> [CHALLENGE]: Search the listing for "this" and copy every line where it appears.

> [RECORDS FOR THE EXERCISE]:
┌────────

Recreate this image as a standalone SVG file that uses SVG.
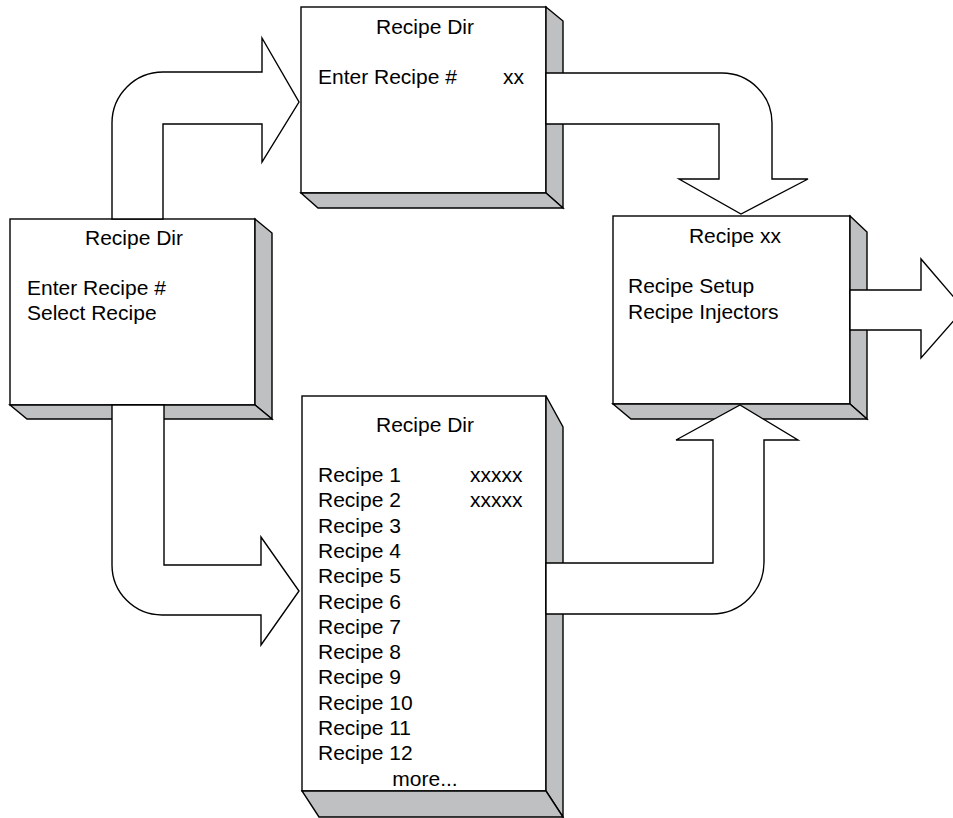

└────────
┌────────

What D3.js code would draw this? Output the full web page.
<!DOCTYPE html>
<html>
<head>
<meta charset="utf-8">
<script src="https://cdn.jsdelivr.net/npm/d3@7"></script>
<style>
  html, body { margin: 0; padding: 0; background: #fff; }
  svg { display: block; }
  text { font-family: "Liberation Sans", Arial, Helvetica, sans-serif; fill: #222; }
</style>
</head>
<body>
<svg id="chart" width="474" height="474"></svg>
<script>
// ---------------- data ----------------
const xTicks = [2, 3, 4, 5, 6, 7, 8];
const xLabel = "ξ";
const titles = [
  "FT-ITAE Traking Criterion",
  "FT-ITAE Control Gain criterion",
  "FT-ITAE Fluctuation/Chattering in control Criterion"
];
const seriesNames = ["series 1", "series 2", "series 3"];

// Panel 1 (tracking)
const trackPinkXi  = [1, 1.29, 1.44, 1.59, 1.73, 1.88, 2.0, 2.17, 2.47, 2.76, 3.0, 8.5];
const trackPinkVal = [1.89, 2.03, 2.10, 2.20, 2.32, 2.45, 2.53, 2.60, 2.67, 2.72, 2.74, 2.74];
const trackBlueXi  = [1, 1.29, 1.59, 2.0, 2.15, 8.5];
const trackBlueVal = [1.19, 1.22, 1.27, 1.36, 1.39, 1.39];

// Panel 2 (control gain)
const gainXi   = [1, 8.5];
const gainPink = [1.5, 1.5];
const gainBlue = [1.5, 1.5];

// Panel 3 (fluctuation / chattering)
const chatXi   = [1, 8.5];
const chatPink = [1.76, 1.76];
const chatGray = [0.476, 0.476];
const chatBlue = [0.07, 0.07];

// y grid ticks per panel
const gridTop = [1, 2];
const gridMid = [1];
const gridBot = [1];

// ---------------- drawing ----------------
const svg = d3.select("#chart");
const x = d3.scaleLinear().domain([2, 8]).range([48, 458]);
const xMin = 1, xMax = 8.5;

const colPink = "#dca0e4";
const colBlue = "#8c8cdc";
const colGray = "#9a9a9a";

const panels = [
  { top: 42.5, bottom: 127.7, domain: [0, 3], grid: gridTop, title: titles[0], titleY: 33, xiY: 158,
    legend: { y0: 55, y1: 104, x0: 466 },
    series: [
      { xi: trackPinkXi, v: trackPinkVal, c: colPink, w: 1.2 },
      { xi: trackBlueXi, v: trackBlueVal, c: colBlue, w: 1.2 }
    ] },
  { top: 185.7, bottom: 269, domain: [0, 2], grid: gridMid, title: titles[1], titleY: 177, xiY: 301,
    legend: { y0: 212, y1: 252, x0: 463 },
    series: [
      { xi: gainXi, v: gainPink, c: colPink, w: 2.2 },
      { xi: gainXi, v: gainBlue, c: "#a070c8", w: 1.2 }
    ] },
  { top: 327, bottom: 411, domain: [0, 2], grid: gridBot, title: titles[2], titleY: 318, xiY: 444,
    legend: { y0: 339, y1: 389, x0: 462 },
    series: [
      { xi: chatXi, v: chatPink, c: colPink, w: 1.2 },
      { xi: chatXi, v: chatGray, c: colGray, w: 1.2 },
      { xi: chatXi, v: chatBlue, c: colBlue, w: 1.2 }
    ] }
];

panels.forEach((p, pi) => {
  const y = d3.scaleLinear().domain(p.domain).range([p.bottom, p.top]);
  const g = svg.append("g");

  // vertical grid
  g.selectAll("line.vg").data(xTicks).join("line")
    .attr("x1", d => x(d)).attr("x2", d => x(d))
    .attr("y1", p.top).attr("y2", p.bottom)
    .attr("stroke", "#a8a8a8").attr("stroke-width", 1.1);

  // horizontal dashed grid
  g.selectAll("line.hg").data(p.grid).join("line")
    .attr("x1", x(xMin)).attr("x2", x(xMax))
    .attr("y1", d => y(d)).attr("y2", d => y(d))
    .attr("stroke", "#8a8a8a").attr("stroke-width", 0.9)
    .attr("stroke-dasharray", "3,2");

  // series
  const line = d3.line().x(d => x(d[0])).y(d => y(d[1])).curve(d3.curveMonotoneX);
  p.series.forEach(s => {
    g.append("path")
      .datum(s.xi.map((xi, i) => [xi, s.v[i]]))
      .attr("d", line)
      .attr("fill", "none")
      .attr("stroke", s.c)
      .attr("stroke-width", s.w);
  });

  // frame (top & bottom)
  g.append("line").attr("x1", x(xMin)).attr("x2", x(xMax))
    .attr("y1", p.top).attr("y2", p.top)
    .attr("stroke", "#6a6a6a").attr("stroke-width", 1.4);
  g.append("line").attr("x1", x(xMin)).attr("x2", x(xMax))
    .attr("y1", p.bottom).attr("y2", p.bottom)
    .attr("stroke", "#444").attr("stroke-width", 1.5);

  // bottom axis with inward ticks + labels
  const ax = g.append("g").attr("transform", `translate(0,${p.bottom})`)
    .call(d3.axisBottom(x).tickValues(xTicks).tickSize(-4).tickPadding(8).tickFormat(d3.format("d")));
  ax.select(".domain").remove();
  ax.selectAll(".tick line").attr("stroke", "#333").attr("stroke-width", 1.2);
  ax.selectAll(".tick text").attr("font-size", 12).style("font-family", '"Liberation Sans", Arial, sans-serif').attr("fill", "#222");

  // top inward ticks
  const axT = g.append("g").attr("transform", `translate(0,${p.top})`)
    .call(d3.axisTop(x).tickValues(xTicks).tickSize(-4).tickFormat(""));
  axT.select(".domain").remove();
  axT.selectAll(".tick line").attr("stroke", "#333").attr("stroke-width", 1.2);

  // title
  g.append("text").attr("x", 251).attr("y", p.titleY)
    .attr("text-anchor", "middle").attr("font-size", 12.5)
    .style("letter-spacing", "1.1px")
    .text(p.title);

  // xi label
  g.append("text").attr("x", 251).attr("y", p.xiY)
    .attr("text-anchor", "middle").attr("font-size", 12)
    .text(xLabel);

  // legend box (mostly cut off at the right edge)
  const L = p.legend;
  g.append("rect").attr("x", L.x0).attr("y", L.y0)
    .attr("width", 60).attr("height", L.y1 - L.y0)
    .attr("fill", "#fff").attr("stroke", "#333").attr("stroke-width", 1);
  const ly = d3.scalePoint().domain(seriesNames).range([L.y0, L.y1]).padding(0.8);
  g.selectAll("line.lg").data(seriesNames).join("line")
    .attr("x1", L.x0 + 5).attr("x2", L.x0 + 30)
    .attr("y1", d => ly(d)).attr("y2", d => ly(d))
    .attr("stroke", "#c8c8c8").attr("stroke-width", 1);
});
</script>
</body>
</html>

└────────

> [FINISHED EXERCISE]:
Recreate this image as a standalone SVG file that uses SVG.
What D3.js code would draw this? Output the full web page.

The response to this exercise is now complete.